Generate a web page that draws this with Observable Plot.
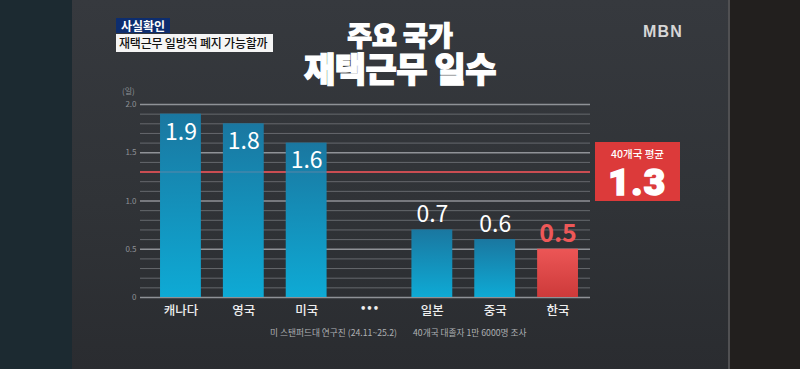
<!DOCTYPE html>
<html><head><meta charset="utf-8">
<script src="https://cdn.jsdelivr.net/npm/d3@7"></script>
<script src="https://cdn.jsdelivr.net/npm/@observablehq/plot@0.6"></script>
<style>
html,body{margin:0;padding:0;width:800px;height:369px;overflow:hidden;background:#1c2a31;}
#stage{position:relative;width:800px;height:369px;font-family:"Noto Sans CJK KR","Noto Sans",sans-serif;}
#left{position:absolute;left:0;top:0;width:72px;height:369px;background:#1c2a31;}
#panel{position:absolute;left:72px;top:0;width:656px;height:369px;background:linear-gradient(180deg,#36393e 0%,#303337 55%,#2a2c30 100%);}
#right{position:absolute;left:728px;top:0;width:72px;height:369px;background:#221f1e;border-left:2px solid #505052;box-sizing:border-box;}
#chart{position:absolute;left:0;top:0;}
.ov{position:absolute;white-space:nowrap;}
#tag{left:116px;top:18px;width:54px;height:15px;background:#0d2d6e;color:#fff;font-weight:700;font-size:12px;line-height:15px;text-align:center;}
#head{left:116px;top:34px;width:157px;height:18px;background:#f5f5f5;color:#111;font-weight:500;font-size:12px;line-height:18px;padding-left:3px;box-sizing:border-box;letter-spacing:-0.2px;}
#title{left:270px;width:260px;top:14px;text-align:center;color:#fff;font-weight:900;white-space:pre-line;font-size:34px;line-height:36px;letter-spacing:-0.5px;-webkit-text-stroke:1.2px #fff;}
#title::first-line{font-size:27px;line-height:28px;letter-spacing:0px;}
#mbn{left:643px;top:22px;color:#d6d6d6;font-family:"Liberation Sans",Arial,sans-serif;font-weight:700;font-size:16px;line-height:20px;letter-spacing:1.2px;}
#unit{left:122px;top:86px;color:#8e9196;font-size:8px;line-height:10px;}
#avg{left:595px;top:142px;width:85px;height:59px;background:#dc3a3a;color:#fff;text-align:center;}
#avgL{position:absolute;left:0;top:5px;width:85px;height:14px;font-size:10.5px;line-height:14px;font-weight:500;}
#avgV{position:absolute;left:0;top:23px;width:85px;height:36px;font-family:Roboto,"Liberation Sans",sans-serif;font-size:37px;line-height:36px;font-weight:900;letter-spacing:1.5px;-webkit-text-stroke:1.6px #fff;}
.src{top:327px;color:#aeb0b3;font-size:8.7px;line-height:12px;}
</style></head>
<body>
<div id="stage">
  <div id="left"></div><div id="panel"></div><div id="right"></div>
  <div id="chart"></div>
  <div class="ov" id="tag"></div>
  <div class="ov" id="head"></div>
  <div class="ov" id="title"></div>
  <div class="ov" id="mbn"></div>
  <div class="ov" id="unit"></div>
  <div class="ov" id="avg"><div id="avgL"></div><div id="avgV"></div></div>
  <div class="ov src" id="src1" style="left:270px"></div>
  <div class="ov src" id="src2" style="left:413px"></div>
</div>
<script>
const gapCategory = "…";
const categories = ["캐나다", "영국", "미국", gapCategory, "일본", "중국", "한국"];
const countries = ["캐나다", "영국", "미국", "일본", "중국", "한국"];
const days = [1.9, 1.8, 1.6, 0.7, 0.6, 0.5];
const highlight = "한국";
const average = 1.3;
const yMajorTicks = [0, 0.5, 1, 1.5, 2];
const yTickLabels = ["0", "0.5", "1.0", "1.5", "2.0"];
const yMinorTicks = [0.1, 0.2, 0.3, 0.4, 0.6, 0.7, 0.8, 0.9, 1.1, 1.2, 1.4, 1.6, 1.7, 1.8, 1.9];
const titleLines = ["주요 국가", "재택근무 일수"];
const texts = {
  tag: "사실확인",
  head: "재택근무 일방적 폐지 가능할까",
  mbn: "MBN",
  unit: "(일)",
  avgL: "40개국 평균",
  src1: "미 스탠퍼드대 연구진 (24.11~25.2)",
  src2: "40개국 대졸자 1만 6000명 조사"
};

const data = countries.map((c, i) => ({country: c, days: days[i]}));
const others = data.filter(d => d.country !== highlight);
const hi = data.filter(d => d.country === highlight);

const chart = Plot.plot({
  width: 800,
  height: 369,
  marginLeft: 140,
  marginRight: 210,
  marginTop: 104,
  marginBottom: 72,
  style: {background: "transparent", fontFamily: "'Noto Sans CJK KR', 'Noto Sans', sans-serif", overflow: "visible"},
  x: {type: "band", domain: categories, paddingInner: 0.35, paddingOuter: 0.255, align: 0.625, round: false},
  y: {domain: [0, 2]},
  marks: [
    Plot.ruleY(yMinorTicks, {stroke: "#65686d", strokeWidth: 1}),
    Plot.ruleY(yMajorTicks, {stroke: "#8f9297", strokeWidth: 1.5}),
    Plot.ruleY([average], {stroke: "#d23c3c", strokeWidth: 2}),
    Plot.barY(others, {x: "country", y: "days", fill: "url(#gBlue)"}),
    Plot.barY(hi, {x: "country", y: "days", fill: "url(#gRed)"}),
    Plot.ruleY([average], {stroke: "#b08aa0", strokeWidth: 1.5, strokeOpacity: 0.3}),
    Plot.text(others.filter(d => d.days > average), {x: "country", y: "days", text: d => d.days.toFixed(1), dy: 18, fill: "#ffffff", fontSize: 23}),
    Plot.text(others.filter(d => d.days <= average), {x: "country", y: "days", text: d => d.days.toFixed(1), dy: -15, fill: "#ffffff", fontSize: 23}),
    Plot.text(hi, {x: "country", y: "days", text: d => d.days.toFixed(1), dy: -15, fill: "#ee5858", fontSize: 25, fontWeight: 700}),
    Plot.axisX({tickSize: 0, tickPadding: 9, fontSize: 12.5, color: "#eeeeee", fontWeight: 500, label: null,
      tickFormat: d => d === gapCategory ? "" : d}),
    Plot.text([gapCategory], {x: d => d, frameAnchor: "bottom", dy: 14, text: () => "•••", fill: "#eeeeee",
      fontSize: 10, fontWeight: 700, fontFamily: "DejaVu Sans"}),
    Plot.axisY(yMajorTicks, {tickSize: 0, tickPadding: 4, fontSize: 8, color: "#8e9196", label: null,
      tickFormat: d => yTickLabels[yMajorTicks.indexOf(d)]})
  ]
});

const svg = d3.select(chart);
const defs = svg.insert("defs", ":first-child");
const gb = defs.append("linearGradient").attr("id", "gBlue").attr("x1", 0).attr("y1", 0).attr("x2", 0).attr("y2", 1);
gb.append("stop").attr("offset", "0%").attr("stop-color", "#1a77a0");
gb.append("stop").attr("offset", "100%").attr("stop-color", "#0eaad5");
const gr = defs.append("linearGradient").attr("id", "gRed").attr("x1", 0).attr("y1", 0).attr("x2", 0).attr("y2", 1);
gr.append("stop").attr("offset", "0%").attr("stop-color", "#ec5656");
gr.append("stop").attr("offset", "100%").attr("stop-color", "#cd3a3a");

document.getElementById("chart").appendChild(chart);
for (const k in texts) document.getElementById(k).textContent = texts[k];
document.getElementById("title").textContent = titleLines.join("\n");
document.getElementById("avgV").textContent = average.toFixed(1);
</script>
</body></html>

————————

:: Job ::
Go through the data above and transcribe it in full, omitting any image.

:: Task answer ::
Generate a web page that draws this with Observable Plot.
<!DOCTYPE html>
<html><head><meta charset="utf-8">
<script src="https://cdn.jsdelivr.net/npm/d3@7"></script>
<script src="https://cdn.jsdelivr.net/npm/@observablehq/plot@0.6"></script>
<style>
html,body{margin:0;padding:0;width:800px;height:369px;overflow:hidden;background:#1c2a31;}
#stage{position:relative;width:800px;height:369px;font-family:"Noto Sans CJK KR","Noto Sans",sans-serif;}
#left{position:absolute;left:0;top:0;width:72px;height:369px;background:#1c2a31;}
#panel{position:absolute;left:72px;top:0;width:656px;height:369px;background:linear-gradient(180deg,#36393e 0%,#303337 55%,#2a2c30 100%);}
#right{position:absolute;left:728px;top:0;width:72px;height:369px;background:#221f1e;border-left:2px solid #505052;box-sizing:border-box;}
#chart{position:absolute;left:0;top:0;}
.ov{position:absolute;white-space:nowrap;}
#tag{left:116px;top:18px;width:54px;height:15px;background:#0d2d6e;color:#fff;font-weight:700;font-size:12px;line-height:15px;text-align:center;}
#head{left:116px;top:34px;width:157px;height:18px;background:#f5f5f5;color:#111;font-weight:500;font-size:12px;line-height:18px;padding-left:3px;box-sizing:border-box;letter-spacing:-0.2px;}
#title{left:270px;width:260px;top:14px;text-align:center;color:#fff;font-weight:900;white-space:pre-line;font-size:34px;line-height:36px;letter-spacing:-0.5px;-webkit-text-stroke:1.2px #fff;}
#title::first-line{font-size:27px;line-height:28px;letter-spacing:0px;}
#mbn{left:643px;top:22px;color:#d6d6d6;font-family:"Liberation Sans",Arial,sans-serif;font-weight:700;font-size:16px;line-height:20px;letter-spacing:1.2px;}
#unit{left:122px;top:86px;color:#8e9196;font-size:8px;line-height:10px;}
#avg{left:595px;top:142px;width:85px;height:59px;background:#dc3a3a;color:#fff;text-align:center;}
#avgL{position:absolute;left:0;top:5px;width:85px;height:14px;font-size:10.5px;line-height:14px;font-weight:500;}
#avgV{position:absolute;left:0;top:23px;width:85px;height:36px;font-family:Roboto,"Liberation Sans",sans-serif;font-size:37px;line-height:36px;font-weight:900;letter-spacing:1.5px;-webkit-text-stroke:1.6px #fff;}
.src{top:327px;color:#aeb0b3;font-size:8.7px;line-height:12px;}
</style></head>
<body>
<div id="stage">
  <div id="left"></div><div id="panel"></div><div id="right"></div>
  <div id="chart"></div>
  <div class="ov" id="tag"></div>
  <div class="ov" id="head"></div>
  <div class="ov" id="title"></div>
  <div class="ov" id="mbn"></div>
  <div class="ov" id="unit"></div>
  <div class="ov" id="avg"><div id="avgL"></div><div id="avgV"></div></div>
  <div class="ov src" id="src1" style="left:270px"></div>
  <div class="ov src" id="src2" style="left:413px"></div>
</div>
<script>
const gapCategory = "…";
const categories = ["캐나다", "영국", "미국", gapCategory, "일본", "중국", "한국"];
const countries = ["캐나다", "영국", "미국", "일본", "중국", "한국"];
const days = [1.9, 1.8, 1.6, 0.7, 0.6, 0.5];
const highlight = "한국";
const average = 1.3;
const yMajorTicks = [0, 0.5, 1, 1.5, 2];
const yTickLabels = ["0", "0.5", "1.0", "1.5", "2.0"];
const yMinorTicks = [0.1, 0.2, 0.3, 0.4, 0.6, 0.7, 0.8, 0.9, 1.1, 1.2, 1.4, 1.6, 1.7, 1.8, 1.9];
const titleLines = ["주요 국가", "재택근무 일수"];
const texts = {
  tag: "사실확인",
  head: "재택근무 일방적 폐지 가능할까",
  mbn: "MBN",
  unit: "(일)",
  avgL: "40개국 평균",
  src1: "미 스탠퍼드대 연구진 (24.11~25.2)",
  src2: "40개국 대졸자 1만 6000명 조사"
};

const data = countries.map((c, i) => ({country: c, days: days[i]}));
const others = data.filter(d => d.country !== highlight);
const hi = data.filter(d => d.country === highlight);

const chart = Plot.plot({
  width: 800,
  height: 369,
  marginLeft: 140,
  marginRight: 210,
  marginTop: 104,
  marginBottom: 72,
  style: {background: "transparent", fontFamily: "'Noto Sans CJK KR', 'Noto Sans', sans-serif", overflow: "visible"},
  x: {type: "band", domain: categories, paddingInner: 0.35, paddingOuter: 0.255, align: 0.625, round: false},
  y: {domain: [0, 2]},
  marks: [
    Plot.ruleY(yMinorTicks, {stroke: "#65686d", strokeWidth: 1}),
    Plot.ruleY(yMajorTicks, {stroke: "#8f9297", strokeWidth: 1.5}),
    Plot.ruleY([average], {stroke: "#d23c3c", strokeWidth: 2}),
    Plot.barY(others, {x: "country", y: "days", fill: "url(#gBlue)"}),
    Plot.barY(hi, {x: "country", y: "days", fill: "url(#gRed)"}),
    Plot.ruleY([average], {stroke: "#b08aa0", strokeWidth: 1.5, strokeOpacity: 0.3}),
    Plot.text(others.filter(d => d.days > average), {x: "country", y: "days", text: d => d.days.toFixed(1), dy: 18, fill: "#ffffff", fontSize: 23}),
    Plot.text(others.filter(d => d.days <= average), {x: "country", y: "days", text: d => d.days.toFixed(1), dy: -15, fill: "#ffffff", fontSize: 23}),
    Plot.text(hi, {x: "country", y: "days", text: d => d.days.toFixed(1), dy: -15, fill: "#ee5858", fontSize: 25, fontWeight: 700}),
    Plot.axisX({tickSize: 0, tickPadding: 9, fontSize: 12.5, color: "#eeeeee", fontWeight: 500, label: null,
      tickFormat: d => d === gapCategory ? "" : d}),
    Plot.text([gapCategory], {x: d => d, frameAnchor: "bottom", dy: 14, text: () => "•••", fill: "#eeeeee",
      fontSize: 10, fontWeight: 700, fontFamily: "DejaVu Sans"}),
    Plot.axisY(yMajorTicks, {tickSize: 0, tickPadding: 4, fontSize: 8, color: "#8e9196", label: null,
      tickFormat: d => yTickLabels[yMajorTicks.indexOf(d)]})
  ]
});

const svg = d3.select(chart);
const defs = svg.insert("defs", ":first-child");
const gb = defs.append("linearGradient").attr("id", "gBlue").attr("x1", 0).attr("y1", 0).attr("x2", 0).attr("y2", 1);
gb.append("stop").attr("offset", "0%").attr("stop-color", "#1a77a0");
gb.append("stop").attr("offset", "100%").attr("stop-color", "#0eaad5");
const gr = defs.append("linearGradient").attr("id", "gRed").attr("x1", 0).attr("y1", 0).attr("x2", 0).attr("y2", 1);
gr.append("stop").attr("offset", "0%").attr("stop-color", "#ec5656");
gr.append("stop").attr("offset", "100%").attr("stop-color", "#cd3a3a");

document.getElementById("chart").appendChild(chart);
for (const k in texts) document.getElementById(k).textContent = texts[k];
document.getElementById("title").textContent = titleLines.join("\n");
document.getElementById("avgV").textContent = average.toFixed(1);
</script>
</body></html>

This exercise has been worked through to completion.